Another welcome revival is “Boesman and Lena” at Signature, from their resident playwright, Athol Fugard. It’s directed by the magical theatremaker, Yael Farber (who directed the Best of Edinburgh Award winner, “Mies Julie”). I remember the simple, heartbreaking story vividly although I saw it during its 1992 production, reviewed here.
If you missed the 1913 production of “The Price of Thomas Scott” by Elizabeth Baker, you might have to hurry over to The Mint for their latest rediscovered masterpiece. I never fail to marvel at the eternal relevance of Jonathan Bank’s long unseen finds and their gorgeous productions!
If your taste runs to new writing, as mine does, please go to LCT3 for “Marys Seacole” by Jackie Sibbles Drury. It stars the ever fabulous Quincy Tyler Bernstine as a Jamaican woman determined to expand her horizons.

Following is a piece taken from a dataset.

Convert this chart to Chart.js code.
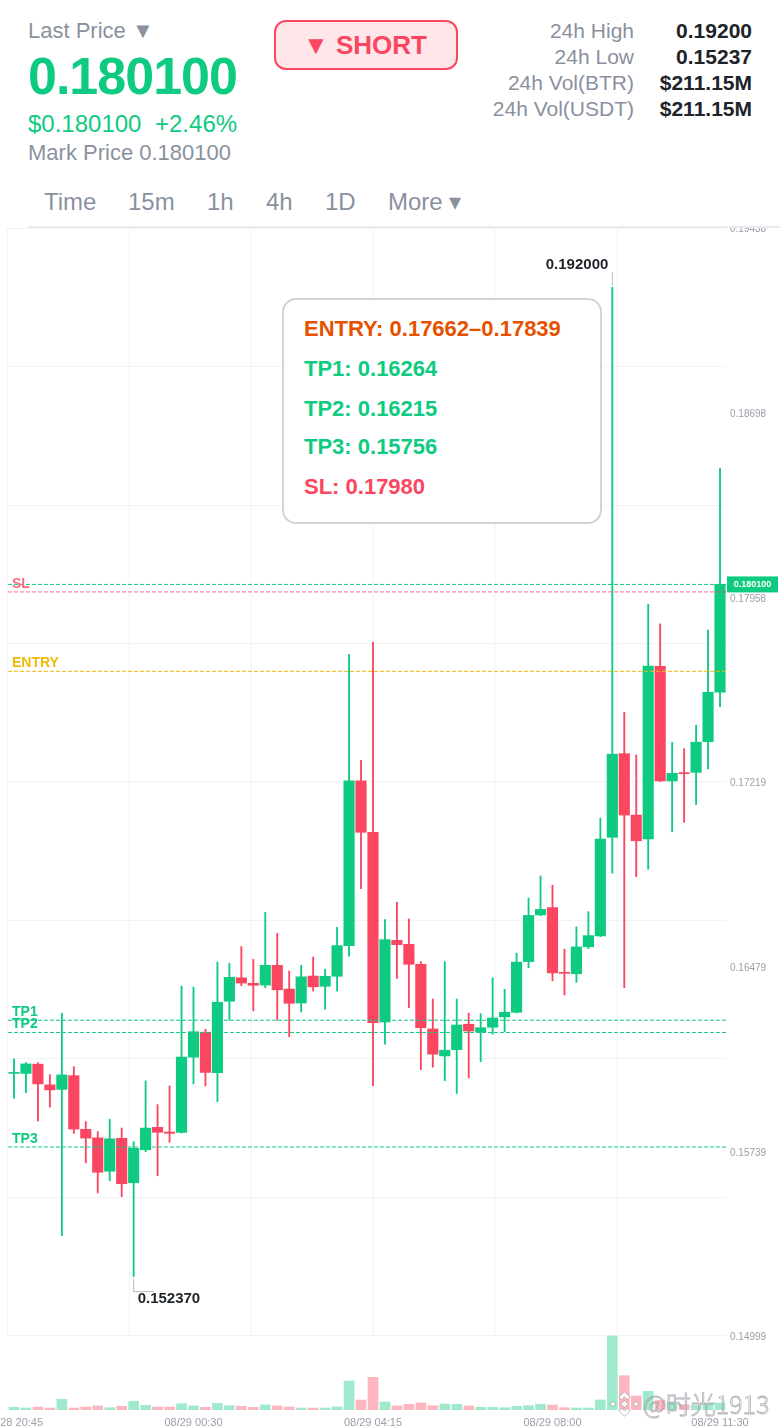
<!DOCTYPE html>
<html>
<head>
<meta charset="utf-8">
<script src="https://cdn.jsdelivr.net/npm/chart.js@4"></script>
<style>
  html, body { margin: 0; padding: 0; background: #fff; }
  body { position: relative; width: 780px; height: 1428px; overflow: hidden; font-family: "Liberation Sans", sans-serif; }
  .t { position: absolute; white-space: nowrap; line-height: 1; }
  .gray { color: #8a919e; }
  .green { color: #0ecb81; }
  .dark { color: #1e2329; font-weight: bold; }
  .r { text-align: right; }
  #line { position: absolute; left: 0; top: 228px; }
  #rule { position: absolute; left: 28px; top: 226px; width: 752px; height: 2px; background: #e9ebee; }
  #short { position: absolute; left: 274px; top: 20px; width: 178px; padding-right: 2px; height: 46px; border: 2px solid #fa4660; border-radius: 12px;
           background: #fee6e9; color: #fa4660; font-weight: bold; font-size: 26px; line-height: 46px; text-align: center; }
  #plan { position: absolute; left: 282px; top: 298px; width: 316px; height: 222px; border: 2px solid #d0d4da; border-radius: 14px; background: #fff; }
  #plan div { position: absolute; left: 20px; font-size: 22px; font-weight: bold; line-height: 1; white-space: nowrap; }
  #mark { position: absolute; left: 610px; top: 1391px; }
  #markText { position: absolute; left: 643px; top: 1387px; font-size: 25px; line-height: 32px; white-space: nowrap;
              font-family: "Noto Sans CJK SC", sans-serif; font-weight: 300;
              color: rgba(255,255,255,.6); -webkit-text-stroke: .8px rgba(120,125,135,.6); }
</style>
</head>
<body>
<div class="t gray" style="left:28px;top:20px;font-size:22px">Last Price ▼</div>
<div class="t green" style="left:28px;top:50px;font-size:52px;font-weight:bold;letter-spacing:-1px">0.180100</div>
<div class="t green" style="left:28px;top:112px;font-size:24px">$0.180100</div>
<div class="t green" style="left:155px;top:112px;font-size:24px">+2.46%</div>
<div class="t gray" style="left:28px;top:142px;font-size:22px">Mark Price 0.180100</div>
<div id="short">▼ SHORT</div>

<div class="t gray r" style="right:146px;top:20px;font-size:21px">24h High</div>
<div class="t gray r" style="right:146px;top:46px;font-size:21px">24h Low</div>
<div class="t gray r" style="right:146px;top:72px;font-size:21px">24h Vol(BTR)</div>
<div class="t gray r" style="right:146px;top:98px;font-size:21px">24h Vol(USDT)</div>
<div class="t dark r" style="right:28px;top:20px;font-size:21px">0.19200</div>
<div class="t dark r" style="right:28px;top:46px;font-size:21px">0.15237</div>
<div class="t dark r" style="right:28px;top:72px;font-size:21px">$211.15M</div>
<div class="t dark r" style="right:28px;top:98px;font-size:21px">$211.15M</div>

<div class="t gray" style="left:44px;top:190px;font-size:24px">Time</div>
<div class="t gray" style="left:128px;top:190px;font-size:24px">15m</div>
<div class="t gray" style="left:207px;top:190px;font-size:24px">1h</div>
<div class="t gray" style="left:266px;top:190px;font-size:24px">4h</div>
<div class="t gray" style="left:325px;top:190px;font-size:24px">1D</div>
<div class="t gray" style="left:388px;top:190px;font-size:24px">More ▾</div>
<div id="rule"></div>

<canvas id="line"></canvas>

<div id="plan">
  <div style="top:18px;color:#e65100">ENTRY: 0.17662–0.17839</div>
  <div style="top:58px;color:#0ecb81">TP1: 0.16264</div>
  <div style="top:98px;color:#0ecb81">TP2: 0.16215</div>
  <div style="top:136px;color:#0ecb81">TP3: 0.15756</div>
  <div style="top:176px;color:#fa4660">SL: 0.17980</div>
</div>

<svg id="mark" viewBox="0 0 30 30" width="29" height="26" preserveAspectRatio="none">
  <g fill="rgba(255,255,255,.95)" stroke="rgba(130,135,145,.7)" stroke-width=".8">
    <polygon points="15,1 21,7 18,10 15,7 12,10 9,7"/>
    <polygon points="15,29 21,23 18,20 15,23 12,20 9,23"/>
    <polygon points="3,12 6,15 3,18 0,15"/>
    <polygon points="27,12 30,15 27,18 24,15"/>
    <polygon points="15,11 19,15 15,19 11,15"/>
  </g>
</svg>
<div id="markText">@时光1913</div>

<script>
const GREEN = '#0ecb81';
const RED = '#fa4660';

const times = [
  '08/28 20:45', '08/28 21:00', '08/28 21:15', '08/28 21:30', '08/28 21:45', '08/28 22:00', '08/28 22:15', '08/28 22:30',
  '08/28 22:45', '08/28 23:00', '08/28 23:15', '08/28 23:30', '08/28 23:45', '08/29 00:00', '08/29 00:15', '08/29 00:30',
  '08/29 00:45', '08/29 01:00', '08/29 01:15', '08/29 01:30', '08/29 01:45', '08/29 02:00', '08/29 02:15', '08/29 02:30',
  '08/29 02:45', '08/29 03:00', '08/29 03:15', '08/29 03:30', '08/29 03:45', '08/29 04:00', '08/29 04:15', '08/29 04:30',
  '08/29 04:45', '08/29 05:00', '08/29 05:15', '08/29 05:30', '08/29 05:45', '08/29 06:00', '08/29 06:15', '08/29 06:30',
  '08/29 06:45', '08/29 07:00', '08/29 07:15', '08/29 07:30', '08/29 07:45', '08/29 08:00', '08/29 08:15', '08/29 08:30',
  '08/29 08:45', '08/29 09:00', '08/29 09:15', '08/29 09:30', '08/29 09:45', '08/29 10:00', '08/29 10:15', '08/29 10:30',
  '08/29 10:45', '08/29 11:00', '08/29 11:15', '08/29 11:30'
];
const shownTimes = ['08/28 20:45', '08/29 00:30', '08/29 04:15', '08/29 08:00', '08/29 11:30'];

const opens = [
  .16051, .16051, .16088, .16005, .15987, .16042, .15827, .15793, .15659, .15791,
  .15613, .15745, .15835, .15816, .15815, .16116, .16216, .16054, .16340, .16434,
  .16412, .16405, .16484, .16389, .16333, .16441, .16400, .16440, .16563, .17223,
  .17017, .16257, .16584, .16568, .16488, .16229, .16121, .16146, .16248, .16218,
  .16236, .16277, .16296, .16499, .16686, .16715, .16456, .16450, .16558, .16602,
  .16997, .17332, .17086, .16990, .17682, .17223, .17256, .17257, .17380, .17578
];
const closes = [
  .16053, .16089, .16009, .15985, .16045, .15828, .15792, .15655, .15789, .15609,
  .15751, .15832, .15815, .15811, .16116, .16218, .16055, .16336, .16436, .16413,
  .16404, .16484, .16386, .16332, .16438, .16398, .16440, .16563, .17223, .17017,
  .16254, .16587, .16567, .16488, .16234, .16128, .16144, .16245, .16221, .16234,
  .16273, .16296, .16497, .16684, .16708, .16454, .16452, .16558, .16603, .16990,
  .17330, .17086, .16983, .17683, .17223, .17253, .17252, .17378, .17578, .18010
];
const highs = [
  .16109, .16094, .16094, .16046, .16292, .16078, .15858, .15818, .15867, .15832,
  .15777, .16021, .15926, .16001, .16401, .16397, .16228, .16497, .16492, .16559,
  .16508, .16696, .16612, .16461, .16484, .16517, .16468, .16636, .17730, .17305,
  .17778, .16667, .16737, .16670, .16499, .16349, .16499, .16349, .16293, .16290,
  .16434, .16388, .16533, .16754, .16842, .16805, .16549, .16638, .16699, .17074,
  .19200, .17498, .17327, .17930, .17852, .17378, .17352, .17446, .17827, .18475
];
const lows = [
  .15952, .15974, .15860, .15916, .15401, .15811, .15693, .15572, .15621, .15557,
  .15237, .15737, .15641, .15775, .15812, .16009, .16001, .15938, .16265, .16402,
  .16302, .16394, .16265, .16198, .16297, .16381, .16308, .16381, .16521, .16791,
  .16002, .16168, .16431, .16314, .16066, .16076, .16022, .15971, .16033, .16098,
  .16208, .16218, .16293, .16474, .16683, .16422, .16365, .16416, .16551, .16599,
  .16853, .16394, .16839, .16869, .17220, .17019, .17057, .17128, .17271, .17520
];
const volumes = [
  2.7, 2, 3, 2, 10.7, 2, 3, 4, 2.3, 3.7,
  8.7, 4.7, 3, 3, 6.3, 4, 2.7, 6.7, 4.3, 3.7,
  2.7, 5, 4, 3, 2, 2, 2, 3, 29, 10,
  32.7, 8, 4, 5.7, 7, 4.3, 6, 5.7, 4, 2.7,
  2.7, 2.3, 3.7, 4.3, 5.7, 5, 2.3, 2, 2, 10,
  74, 34.3, 14, 18.7, 10, 8, 5.3, 4.7, 6, 7
];

const priceTicks = [.14999, .15739, .16479, .17219, .17958, .18698, .19438];
const gridTicks = [.14999, .15554, .16109, .16664, .17219, .17773, .18328, .18883, .19438];
const timeGrid = [0, 1, 2, 3, 4, 5];

const levelNames = ['SL', 'ENTRY', 'TP1', 'TP2', 'TP3'];
const levelPrices = [.17980, .17662, .16264, .16215, .15756];
const levelColors = ['rgba(250,70,96,.75)', '#f0b90b', GREEN, GREEN, GREEN];
const levelTextColors = ['#fa6a7e', '#f0b90b', GREEN, GREEN, GREEN];
const lastPrice = .18010;

const isUp = i => closes[i] >= opens[i];
const candleColor = ctx => isUp(ctx.dataIndex) ? GREEN : RED;
const volumeColor = ctx => isUp(ctx.dataIndex) ? 'rgba(14,203,129,.4)' : 'rgba(250,70,96,.4)';

const chartExtras = {
  id: 'chartExtras',
  beforeDatasetsDraw(chart) {
    const { ctx, scales, chartArea } = chart;
    ctx.save();
    ctx.strokeStyle = '#f2f3f5';
    ctx.lineWidth = 1;
    timeGrid.forEach(v => {
      const x = scales.xGrid.getPixelForValue(v) - .5;
      ctx.beginPath();
      ctx.moveTo(x, chartArea.top);
      ctx.lineTo(x, scales.y.getPixelForValue(.14999));
      ctx.stroke();
    });
    ctx.restore();
  },
  afterDatasetsDraw(chart) {
    const { ctx, scales, chartArea } = chart;
    const y = scales.y, x = scales.x;
    ctx.save();

    // target / stop lines
    ctx.lineWidth = 1;
    ctx.setLineDash([4, 2]);
    levelNames.forEach((name, i) => {
      const py = y.getPixelForValue(levelPrices[i]);
      ctx.strokeStyle = levelColors[i];
      ctx.beginPath();
      ctx.moveTo(chartArea.left, py);
      ctx.lineTo(chartArea.right, py);
      ctx.stroke();
    });
    const lastY = y.getPixelForValue(lastPrice);
    ctx.strokeStyle = GREEN;
    ctx.beginPath();
    ctx.moveTo(chartArea.left, lastY);
    ctx.lineTo(chartArea.right, lastY);
    ctx.stroke();
    ctx.setLineDash([]);

    ctx.font = 'bold 14px "Liberation Sans"';
    ctx.textAlign = 'left';
    ctx.textBaseline = 'middle';
    levelNames.forEach((name, i) => {
      ctx.fillStyle = levelTextColors[i];
      ctx.fillText(name, 12, y.getPixelForValue(levelPrices[i]) - 8);
    });

    // last price tag
    ctx.fillStyle = GREEN;
    ctx.fillRect(chartArea.right + 1, lastY - 8, 51, 16);
    ctx.fillStyle = '#fff';
    ctx.font = 'bold 9px "Liberation Sans"';
    ctx.textAlign = 'center';
    ctx.fillText(lastPrice.toFixed(6), chartArea.right + 26.5, lastY + .5);

    // high / low callouts
    const hi = highs.indexOf(Math.max(...highs));
    const lo = lows.indexOf(Math.min(...lows));
    const hx = x.getPixelForValue(hi), hy = y.getPixelForValue(highs[hi]);
    const lx = x.getPixelForValue(lo), ly = y.getPixelForValue(lows[lo]);
    ctx.strokeStyle = '#b7bcc4';
    ctx.beginPath();
    ctx.moveTo(hx, hy - 2);
    ctx.lineTo(hx, hy - 15);
    ctx.moveTo(lx, ly + 2);
    ctx.lineTo(lx, ly + 15);
    ctx.lineTo(lx + 20, ly + 15);
    ctx.stroke();
    ctx.fillStyle = '#1e2329';
    ctx.font = 'bold 15px "Liberation Sans"';
    ctx.textAlign = 'right';
    ctx.fillText(highs[hi].toFixed(6), hx - 4, hy - 23);
    ctx.textAlign = 'left';
    ctx.fillText(lows[lo].toFixed(6), lx + 4, ly + 22);
    ctx.restore();
  }
};

const ctx = document.getElementById('line').getContext('2d');
ctx.canvas.width = 780;
ctx.canvas.height = 1200;
ctx.canvas.style.width = '780px';
ctx.canvas.style.height = '1200px';

new Chart(ctx, {
  type: 'bar',
  data: {
    labels: times,
    datasets: [
      {
        label: 'Volume',
        yAxisID: 'yVol',
        data: volumes,
        backgroundColor: volumeColor,
        barThickness: 10,
        grouped: false,
        order: 3
      },
      {
        label: 'Wick',
        data: times.map((t, i) => [lows[i], highs[i]]),
        backgroundColor: candleColor,
        barThickness: 1.2,
        grouped: false,
        order: 2
      },
      {
        label: 'Body',
        data: times.map((t, i) => [opens[i], closes[i]]),
        backgroundColor: candleColor,
        barThickness: 10.5,
        minBarLength: 1,
        grouped: false,
        order: 1
      }
    ]
  },
  options: {
    responsive: false,
    animation: false,
    layout: { padding: { left: 8, right: 0, top: 0, bottom: 0 } },
    plugins: { legend: { display: false }, tooltip: { enabled: false } },
    scales: {
      x: {
        grid: { display: false, drawTicks: false },
        border: { display: false },
        ticks: {
          autoSkip: false,
          maxRotation: 0,
          padding: 6,
          color: '#9aa0aa',
          font: { family: 'Liberation Sans', size: 11 },
          callback(v) {
            const label = this.getLabelForValue(v);
            return shownTimes.includes(label) ? label : '';
          }
        },
        afterFit(scale) {
          scale.height = 18;
          scale.paddingLeft = 0;
          scale.paddingRight = 0;
        }
      },
      xGrid: {
        type: 'linear',
        position: 'top',
        offset: false,
        min: 0,
        max: 5.89,
        grid: { display: false, offset: false },
        border: { display: false },
        ticks: { display: false },
        afterFit(scale) { scale.height = 0; }
      },
      y: {
        position: 'right',
        min: .147025,
        max: .19438,
        border: { display: false },
        grid: {
          drawTicks: false,
          color: c => gridTicks.includes(c.tick.value) ? '#f2f3f5' : 'rgba(0,0,0,0)'
        },
        ticks: {
          padding: 4,
          labelOffset: 1.5,
          color: '#9aa0aa',
          font: { family: 'Liberation Sans', size: 10 },
          callback: v => priceTicks.includes(v) ? v.toFixed(5) : ''
        },
        afterBuildTicks(scale) {
          const all = [...new Set([...gridTicks, ...priceTicks])].sort((a, b) => a - b);
          scale.ticks = all.map(v => ({ value: v }));
        },
        afterFit(scale) {
          scale.width = 54;
          scale.paddingTop = 0;
          scale.paddingBottom = 0;
        }
      },
      yVol: {
        display: false,
        min: 0,
        max: 1182
      }
    }
  },
  plugins: [chartExtras]
});
</script>
</body>
</html>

Try to make a trip to Brooklyn’s Bushwick Starr for Ma Yi Theatre’s “Suicide Forest” by Christine Haruna Lee. It explores a strange and awkward relationship in 1990s male dominated Japan.
I’m curious about “City of No Illusions” at La Mama by Talking Band. I’m ashamed to say I didn’t know this 44 year old company, until I read Ben Brantley’s article in the New York Times. Maybe your curiosity will take you down to East 4th Street, too.
Hope to see you this month— please say hello if you see me in the theatre!